Coupling effect of operational factors on heat extraction from a coal pile using a two-phase closed thermosyphon

• Published in: Energy (Oxford) Vol. 239; p. 122371
• Main Authors: Xiao, Yang, Liu, Jing-Wen, Zeng, Jun-Feng, Lu, Xing, Tian, Yuan, Shu, Chi-Min
• Format: Journal Article
• Language: English
• Published: Oxford Elsevier Ltd 15.01.2022; Elsevier BV
• Subjects: Aspect ratio; Coal; Coal fire; Coupling; Coupling effect; Filling percentage; Heat transfer; Heat treatment; Liquid working medium; Numerical prediction; Spontaneous combustion; Thermosyphons; Variance analysis; Working fluids; Liquid working medium; Coal fire; Aspect ratio; Filling percentage; Coupling effect
• ISSN: 0360-5442; 1873-6785
• DOI: 10.1016/j.energy.2021.122371

Thermal extraction from a coal fire by using a two-phase closed thermosyphon (TPCT) is a clean and sustainable approach to govern coal spontaneous combustion (CSC). However, investigations into the elimination of coupling effects and the optimal design of the primary operational variables of TPCTs for effective prevention and control of coal fires are lacking. Through orthogonal experiments, this study examined the influence of the major factors of nanoliquid as liquid working medium, filling percentage, and aspect ratio on TPCT heat transfer. Analysis of variance (ANOVA) was performed to obtain the optimal combination of variables.

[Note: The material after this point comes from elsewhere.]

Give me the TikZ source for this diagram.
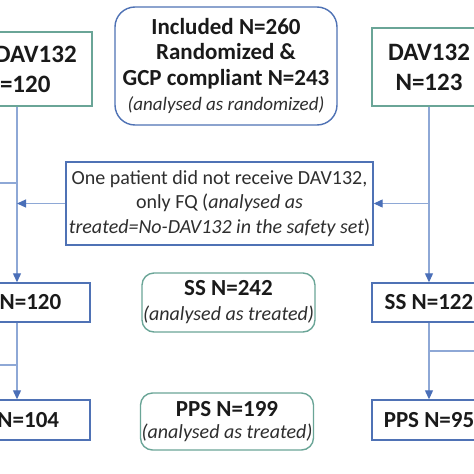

The results indicated that when the coal temperature was 100 °C, the highest heat transfer performance of TPCTs among all experimental test cases was achieved which utilising CuO–H2O as the liquid working fluid, a 25% filling percentage, and an aspect ratio of 15. The optimal combination of variables obtained using ANOVA constituted a CuO–H2O liquid working medium, a filling percentage of 15%, and an aspect ratio of 15. Subsequent numerical predictions indicated a 74.9% increase in the heat transfer performance of TPCT with the aforementioned combination of ANOVA-based variables compared with the experimental combinations. [Display omitted] •Designed orthogonal experiments to explore the heat transfer of TPCTs.•Identified the best combination of variables through ANOVA.•Conducted numerical simulations of TPCTs based upon the experimental data and ANOVA.•Simulation of TPCT heat transfer based upon ANOVA outperformed that based upon experimental data.